Number one son was washing up one day in the kitchen all by himself number two son was upstairs er indoors and me were in the living room. He felt someone/something pull his tee shirt down straight. The only person who did this to him was his nanna who had been dead two years when he felt this experience.
I love that kind of stories! More, please! It so nicely tickles the mind!
As others have stated, what you describe (and I assume there are others experiences you’d prefer to keep to yourself) is commonplace.
Smell is indeed one way in which spirits / entities / presences let themselves be known. You experienced the stench of putrefying corpses, and that indicates there could well have been a jolly good battle on land where your house is sited.
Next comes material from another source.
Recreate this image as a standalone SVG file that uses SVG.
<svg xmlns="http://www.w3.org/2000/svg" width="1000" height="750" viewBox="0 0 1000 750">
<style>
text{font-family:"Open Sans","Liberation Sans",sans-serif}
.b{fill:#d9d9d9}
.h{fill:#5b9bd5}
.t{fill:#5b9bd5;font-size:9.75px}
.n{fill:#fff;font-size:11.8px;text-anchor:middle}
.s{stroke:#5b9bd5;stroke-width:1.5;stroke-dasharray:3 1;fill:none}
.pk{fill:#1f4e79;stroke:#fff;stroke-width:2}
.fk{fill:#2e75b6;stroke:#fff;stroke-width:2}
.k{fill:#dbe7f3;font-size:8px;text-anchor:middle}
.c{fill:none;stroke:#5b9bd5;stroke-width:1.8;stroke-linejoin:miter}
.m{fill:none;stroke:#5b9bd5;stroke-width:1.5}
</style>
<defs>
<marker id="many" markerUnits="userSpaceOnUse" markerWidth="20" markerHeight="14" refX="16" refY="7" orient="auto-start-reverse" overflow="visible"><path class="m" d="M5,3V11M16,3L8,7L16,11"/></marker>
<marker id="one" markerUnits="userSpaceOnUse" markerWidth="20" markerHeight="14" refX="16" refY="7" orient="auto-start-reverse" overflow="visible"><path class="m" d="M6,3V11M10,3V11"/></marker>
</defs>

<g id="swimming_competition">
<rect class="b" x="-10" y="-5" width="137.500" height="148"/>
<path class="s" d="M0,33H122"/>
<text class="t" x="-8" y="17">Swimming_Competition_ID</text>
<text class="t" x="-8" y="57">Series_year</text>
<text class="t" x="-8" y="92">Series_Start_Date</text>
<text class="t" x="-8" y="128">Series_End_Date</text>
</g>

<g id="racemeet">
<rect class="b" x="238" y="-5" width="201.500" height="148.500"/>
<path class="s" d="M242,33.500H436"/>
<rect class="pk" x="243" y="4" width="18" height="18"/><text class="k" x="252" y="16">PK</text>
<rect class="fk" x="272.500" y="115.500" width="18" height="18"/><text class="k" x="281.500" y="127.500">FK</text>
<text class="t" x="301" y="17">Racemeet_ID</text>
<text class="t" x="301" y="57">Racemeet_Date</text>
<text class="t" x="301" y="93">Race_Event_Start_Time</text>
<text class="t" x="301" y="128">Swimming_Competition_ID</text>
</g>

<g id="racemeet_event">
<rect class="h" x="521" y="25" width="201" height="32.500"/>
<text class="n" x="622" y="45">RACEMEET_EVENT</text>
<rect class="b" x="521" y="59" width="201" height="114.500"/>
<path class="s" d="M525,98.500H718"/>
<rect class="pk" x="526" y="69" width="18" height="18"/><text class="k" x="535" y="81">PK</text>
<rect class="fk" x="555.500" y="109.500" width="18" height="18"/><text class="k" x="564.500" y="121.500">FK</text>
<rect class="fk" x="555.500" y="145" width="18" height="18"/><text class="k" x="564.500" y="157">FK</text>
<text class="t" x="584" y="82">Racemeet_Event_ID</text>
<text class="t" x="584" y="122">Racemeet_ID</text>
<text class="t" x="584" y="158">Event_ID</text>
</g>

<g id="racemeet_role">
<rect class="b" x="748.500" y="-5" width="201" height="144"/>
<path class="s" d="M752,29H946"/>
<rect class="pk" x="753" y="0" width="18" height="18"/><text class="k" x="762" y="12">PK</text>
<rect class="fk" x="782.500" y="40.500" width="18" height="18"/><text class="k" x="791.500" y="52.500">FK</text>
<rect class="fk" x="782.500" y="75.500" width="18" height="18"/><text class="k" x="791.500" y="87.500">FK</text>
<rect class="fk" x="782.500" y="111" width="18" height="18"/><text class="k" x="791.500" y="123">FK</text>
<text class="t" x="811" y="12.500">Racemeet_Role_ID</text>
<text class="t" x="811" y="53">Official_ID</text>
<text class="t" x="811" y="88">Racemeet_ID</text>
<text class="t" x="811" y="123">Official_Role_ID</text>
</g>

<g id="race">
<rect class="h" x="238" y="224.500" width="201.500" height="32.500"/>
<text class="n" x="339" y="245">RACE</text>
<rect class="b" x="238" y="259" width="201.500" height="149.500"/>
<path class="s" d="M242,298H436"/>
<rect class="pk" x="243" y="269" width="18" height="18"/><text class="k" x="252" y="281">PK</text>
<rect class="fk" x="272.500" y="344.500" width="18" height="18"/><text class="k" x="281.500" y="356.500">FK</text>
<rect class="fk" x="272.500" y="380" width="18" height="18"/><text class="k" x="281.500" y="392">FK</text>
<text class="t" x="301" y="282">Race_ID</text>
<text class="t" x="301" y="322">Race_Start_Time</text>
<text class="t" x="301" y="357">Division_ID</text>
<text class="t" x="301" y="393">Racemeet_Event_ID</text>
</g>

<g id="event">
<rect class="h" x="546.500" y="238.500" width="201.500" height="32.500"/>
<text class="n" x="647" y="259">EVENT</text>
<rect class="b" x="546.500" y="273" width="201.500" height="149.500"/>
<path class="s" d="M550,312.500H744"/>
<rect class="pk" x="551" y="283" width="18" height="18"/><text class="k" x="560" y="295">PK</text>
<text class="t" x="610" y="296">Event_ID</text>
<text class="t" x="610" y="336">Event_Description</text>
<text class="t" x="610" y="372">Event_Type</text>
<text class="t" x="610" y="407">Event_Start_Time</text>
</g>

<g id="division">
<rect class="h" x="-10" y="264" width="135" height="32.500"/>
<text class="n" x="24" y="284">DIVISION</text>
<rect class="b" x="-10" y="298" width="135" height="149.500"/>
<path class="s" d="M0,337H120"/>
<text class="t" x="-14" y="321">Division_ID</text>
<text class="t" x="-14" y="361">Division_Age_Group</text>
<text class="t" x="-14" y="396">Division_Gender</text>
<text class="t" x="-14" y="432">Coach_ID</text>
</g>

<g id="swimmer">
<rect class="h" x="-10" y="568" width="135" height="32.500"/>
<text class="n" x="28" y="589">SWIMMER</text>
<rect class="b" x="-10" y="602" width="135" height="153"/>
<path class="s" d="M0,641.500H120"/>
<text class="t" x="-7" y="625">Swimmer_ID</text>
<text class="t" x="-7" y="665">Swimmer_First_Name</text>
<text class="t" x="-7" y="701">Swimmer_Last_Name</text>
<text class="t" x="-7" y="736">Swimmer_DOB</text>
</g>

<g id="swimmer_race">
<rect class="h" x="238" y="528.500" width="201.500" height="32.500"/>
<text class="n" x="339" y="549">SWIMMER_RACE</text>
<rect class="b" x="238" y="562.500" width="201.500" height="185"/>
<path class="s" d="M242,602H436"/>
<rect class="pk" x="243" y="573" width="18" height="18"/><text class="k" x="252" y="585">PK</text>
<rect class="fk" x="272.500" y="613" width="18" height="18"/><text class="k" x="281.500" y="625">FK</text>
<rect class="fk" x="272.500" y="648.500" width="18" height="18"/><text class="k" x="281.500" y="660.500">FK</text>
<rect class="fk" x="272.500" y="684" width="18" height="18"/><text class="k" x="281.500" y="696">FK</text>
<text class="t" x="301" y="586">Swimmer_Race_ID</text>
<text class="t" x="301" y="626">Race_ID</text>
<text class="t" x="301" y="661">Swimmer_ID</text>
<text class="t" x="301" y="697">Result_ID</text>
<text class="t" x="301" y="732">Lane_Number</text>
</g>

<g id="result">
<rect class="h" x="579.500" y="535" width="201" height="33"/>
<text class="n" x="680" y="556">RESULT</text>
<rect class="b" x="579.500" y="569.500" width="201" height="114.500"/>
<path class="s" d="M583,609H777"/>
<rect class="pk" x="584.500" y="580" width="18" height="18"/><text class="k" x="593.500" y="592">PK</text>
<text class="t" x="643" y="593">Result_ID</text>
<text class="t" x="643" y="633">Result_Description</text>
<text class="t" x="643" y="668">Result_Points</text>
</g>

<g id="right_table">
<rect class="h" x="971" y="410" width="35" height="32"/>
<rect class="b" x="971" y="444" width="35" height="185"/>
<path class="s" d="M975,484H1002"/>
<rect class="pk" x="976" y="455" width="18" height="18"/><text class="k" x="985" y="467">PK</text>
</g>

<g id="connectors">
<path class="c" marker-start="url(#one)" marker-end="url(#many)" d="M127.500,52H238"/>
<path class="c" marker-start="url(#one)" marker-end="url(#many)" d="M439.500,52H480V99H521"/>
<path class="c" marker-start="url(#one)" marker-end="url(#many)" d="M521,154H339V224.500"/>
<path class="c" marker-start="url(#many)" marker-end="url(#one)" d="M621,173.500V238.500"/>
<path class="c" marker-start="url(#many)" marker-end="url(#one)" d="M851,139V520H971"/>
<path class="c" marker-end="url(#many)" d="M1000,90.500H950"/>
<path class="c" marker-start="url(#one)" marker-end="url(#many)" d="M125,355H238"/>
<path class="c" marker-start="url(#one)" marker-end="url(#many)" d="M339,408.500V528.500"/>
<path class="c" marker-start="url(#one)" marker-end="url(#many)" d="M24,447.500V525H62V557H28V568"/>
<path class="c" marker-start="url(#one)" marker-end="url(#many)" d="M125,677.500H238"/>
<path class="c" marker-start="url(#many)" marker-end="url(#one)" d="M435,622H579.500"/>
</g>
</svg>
Another indicator is areas of barren land in your area where nothing grows.
I’ve done a superficial search for Ley lines in Eire but drawn a blank on that. Wicklow has a stack of ancient religious ruins, so it’s very likely there are some important Ley lines in that region.
The main issue with this is there’s no harm being done; no one being scared witless and of course no blood being drawn. What you don’t want is something giving you a helping hand to fall down the stairs. That’s a nasty little get-out, as no blood is actually shed.
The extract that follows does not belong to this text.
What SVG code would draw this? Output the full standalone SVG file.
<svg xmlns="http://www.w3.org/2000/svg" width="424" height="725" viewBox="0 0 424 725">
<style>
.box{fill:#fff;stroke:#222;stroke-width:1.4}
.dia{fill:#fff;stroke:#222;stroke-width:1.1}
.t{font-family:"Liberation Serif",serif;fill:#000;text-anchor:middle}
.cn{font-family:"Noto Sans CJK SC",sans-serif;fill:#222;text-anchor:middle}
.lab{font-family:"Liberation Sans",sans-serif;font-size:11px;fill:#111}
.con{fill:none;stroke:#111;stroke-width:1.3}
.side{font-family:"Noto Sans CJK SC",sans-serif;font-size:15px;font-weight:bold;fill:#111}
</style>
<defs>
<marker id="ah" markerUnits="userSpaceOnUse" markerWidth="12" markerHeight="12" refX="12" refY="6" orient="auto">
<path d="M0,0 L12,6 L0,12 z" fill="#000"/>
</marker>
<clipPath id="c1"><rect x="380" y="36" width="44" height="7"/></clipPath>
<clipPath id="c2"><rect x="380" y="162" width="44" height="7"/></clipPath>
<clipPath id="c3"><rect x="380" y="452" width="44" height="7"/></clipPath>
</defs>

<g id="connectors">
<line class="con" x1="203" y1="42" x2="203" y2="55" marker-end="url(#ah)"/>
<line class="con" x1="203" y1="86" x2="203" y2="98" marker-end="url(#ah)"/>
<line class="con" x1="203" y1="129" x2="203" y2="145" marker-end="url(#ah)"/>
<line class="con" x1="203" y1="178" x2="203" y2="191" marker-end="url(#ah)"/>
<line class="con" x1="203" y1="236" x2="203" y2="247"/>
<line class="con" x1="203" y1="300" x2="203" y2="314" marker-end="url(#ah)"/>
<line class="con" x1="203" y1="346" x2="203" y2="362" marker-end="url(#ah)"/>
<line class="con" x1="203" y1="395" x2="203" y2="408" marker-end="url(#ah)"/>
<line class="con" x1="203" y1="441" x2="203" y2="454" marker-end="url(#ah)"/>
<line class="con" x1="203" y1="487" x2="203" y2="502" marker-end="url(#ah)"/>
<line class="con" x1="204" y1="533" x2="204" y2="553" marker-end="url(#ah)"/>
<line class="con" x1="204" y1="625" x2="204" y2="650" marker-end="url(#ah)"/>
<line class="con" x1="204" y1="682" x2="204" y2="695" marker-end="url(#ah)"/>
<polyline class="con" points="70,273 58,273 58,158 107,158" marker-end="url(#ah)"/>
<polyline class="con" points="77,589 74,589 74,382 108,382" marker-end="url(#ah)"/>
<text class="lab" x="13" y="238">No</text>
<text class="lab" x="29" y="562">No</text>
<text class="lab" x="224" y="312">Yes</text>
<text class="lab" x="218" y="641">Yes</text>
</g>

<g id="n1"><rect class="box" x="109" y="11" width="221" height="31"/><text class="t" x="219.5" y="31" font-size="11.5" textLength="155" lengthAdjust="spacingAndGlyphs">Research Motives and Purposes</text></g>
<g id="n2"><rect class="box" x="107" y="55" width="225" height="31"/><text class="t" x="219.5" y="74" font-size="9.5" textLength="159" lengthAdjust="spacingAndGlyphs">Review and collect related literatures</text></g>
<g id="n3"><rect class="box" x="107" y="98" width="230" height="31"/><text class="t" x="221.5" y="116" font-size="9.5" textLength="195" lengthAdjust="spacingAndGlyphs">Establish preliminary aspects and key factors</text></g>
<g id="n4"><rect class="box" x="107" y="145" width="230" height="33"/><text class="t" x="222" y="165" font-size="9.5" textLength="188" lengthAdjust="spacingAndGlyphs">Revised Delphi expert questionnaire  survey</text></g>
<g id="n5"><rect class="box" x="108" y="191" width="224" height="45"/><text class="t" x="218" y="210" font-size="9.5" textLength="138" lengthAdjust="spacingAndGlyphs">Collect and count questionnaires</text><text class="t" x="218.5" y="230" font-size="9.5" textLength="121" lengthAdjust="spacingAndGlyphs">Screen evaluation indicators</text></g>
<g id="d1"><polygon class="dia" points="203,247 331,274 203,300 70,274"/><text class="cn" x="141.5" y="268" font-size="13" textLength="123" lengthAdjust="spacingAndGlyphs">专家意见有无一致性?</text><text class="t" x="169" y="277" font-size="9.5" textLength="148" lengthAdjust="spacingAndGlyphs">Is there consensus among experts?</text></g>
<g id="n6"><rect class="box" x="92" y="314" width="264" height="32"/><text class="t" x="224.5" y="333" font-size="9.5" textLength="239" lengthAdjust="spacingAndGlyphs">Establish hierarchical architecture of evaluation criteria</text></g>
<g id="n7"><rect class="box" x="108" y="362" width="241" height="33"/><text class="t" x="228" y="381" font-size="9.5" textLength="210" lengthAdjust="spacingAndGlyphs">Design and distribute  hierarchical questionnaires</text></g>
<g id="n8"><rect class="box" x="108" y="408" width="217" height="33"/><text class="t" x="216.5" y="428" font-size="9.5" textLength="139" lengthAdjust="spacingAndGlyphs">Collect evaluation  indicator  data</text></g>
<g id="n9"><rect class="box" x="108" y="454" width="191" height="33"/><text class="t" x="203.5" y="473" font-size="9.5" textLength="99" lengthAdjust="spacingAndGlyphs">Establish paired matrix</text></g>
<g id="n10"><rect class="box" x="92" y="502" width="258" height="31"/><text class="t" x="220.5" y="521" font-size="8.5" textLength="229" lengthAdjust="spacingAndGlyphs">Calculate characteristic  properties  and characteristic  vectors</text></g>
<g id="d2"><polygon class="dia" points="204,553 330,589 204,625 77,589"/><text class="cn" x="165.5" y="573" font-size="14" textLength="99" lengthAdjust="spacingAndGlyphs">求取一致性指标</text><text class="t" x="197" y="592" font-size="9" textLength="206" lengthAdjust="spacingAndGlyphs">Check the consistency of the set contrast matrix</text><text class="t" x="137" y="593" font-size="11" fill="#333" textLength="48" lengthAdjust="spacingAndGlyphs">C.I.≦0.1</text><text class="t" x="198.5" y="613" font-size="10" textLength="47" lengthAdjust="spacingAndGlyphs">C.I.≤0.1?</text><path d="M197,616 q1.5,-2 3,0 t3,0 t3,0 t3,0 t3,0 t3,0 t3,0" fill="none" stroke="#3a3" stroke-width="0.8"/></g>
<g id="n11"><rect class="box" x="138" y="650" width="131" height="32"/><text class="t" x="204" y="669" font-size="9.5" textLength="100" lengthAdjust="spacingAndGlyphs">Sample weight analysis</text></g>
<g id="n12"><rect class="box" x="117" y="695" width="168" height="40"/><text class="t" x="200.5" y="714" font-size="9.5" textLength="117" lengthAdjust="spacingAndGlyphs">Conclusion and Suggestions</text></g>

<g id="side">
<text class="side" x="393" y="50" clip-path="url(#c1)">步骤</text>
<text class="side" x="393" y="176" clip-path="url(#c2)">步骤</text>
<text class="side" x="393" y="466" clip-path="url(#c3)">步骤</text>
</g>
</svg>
Unfortunately this doesn’t apply JUST to the land itself, it could just as easily be a stone that was used in the construction of the property.
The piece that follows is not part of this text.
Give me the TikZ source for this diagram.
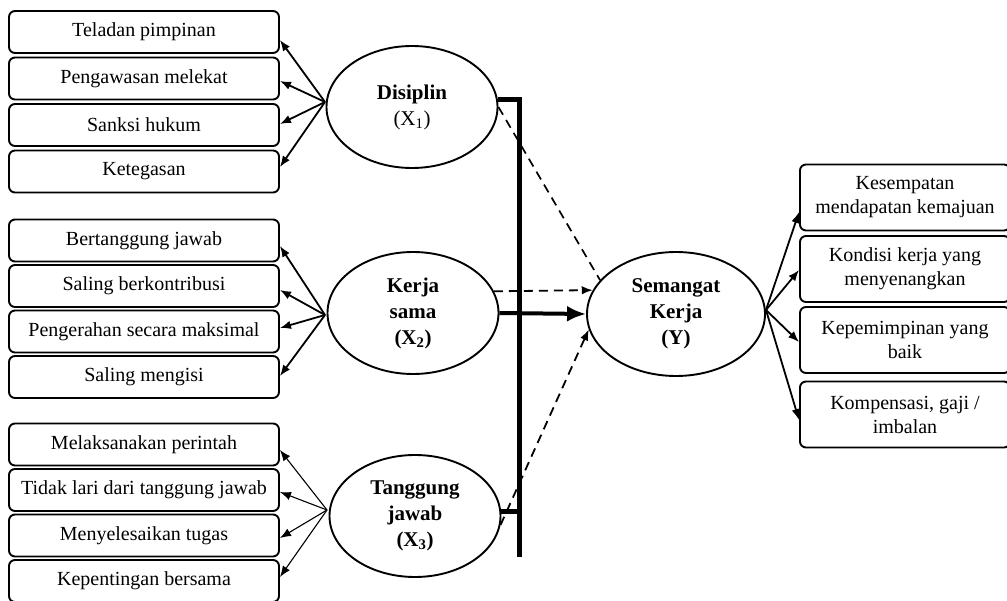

I knew a builder chap who admitted to experiencing extreme cold in some parts of the older properties in Edinburgh and yes he had the breathing behind him on more than one occasion. Here it’s no big deal.
I went into an ancient pub in the port area of Leith and felt such intense pressure that I had to quit that part of the pub. It was awful. The owner explained a murder had occurred in that room something like 100 years beforehand – and yes it did seem to affect some people.
While there are people who claim to be able to get rid of intrusive spirits / entities / presences, I preferred to avoid using one – too brutal in my opinion. My own personal experience was a pre-pubescent boy who simply did not know he had died. Let’s just say I had to wait until I felt his presence, then sit and have a lengthy chat about what he needed to do and where he needed to go.
Felt a total twat at the time, sat on the lowest step seeming to talk earnestly to an empty staiwell! Sod all happened for several weeks, then that odd sensation in that area of the house ended and I knew the wee tyke had gone – about 170 years late.
Going back over the history of this place, there were no battles that I am aware of. There is a Portal Dolmen not too far away and in the other direction there is a “holy well”, so the area has been inhabited for quite a while. Interestingly there was a graveyard at one point, so long ago that it has never appeared on a survey map. It was a hundred yards or so from here [I’m not sure of the precise location]. It is possible [quite likely] that stones fro the ancient chapel were used in the construction of the house here.
Having said that, my “manifestations” are usually at the back of the house in an extension my Dad and I built and all the materials there are bog standard.
Barren land? Not a chance. I have the opposite problem – everything grows everywhere at a fierce rate. It is the most fertile soil I have ever come across.
If there is some kind of ethereal spirit inhabiting the place then it’s more than welcome. It certainly doesn’t bother me in the slightest.
Grandad,
As we pass through life many of us encounted instances of the unexplainable. May I humbly point you in the direction of our bit of the supernatural?
http://foggy-mirror.blogspot.co.uk/2007/03/and-then-there-was-touch-of.html
To be honest, there are ley lines on paper, and then there’s the sort you encounter out in the field with dowsing tools that aren’t official ley lines at all, but they’re still there right enough.
Have a shufti round with the old dowsing rods, see what you find besides the normal electricity cables and the drains and whatnot.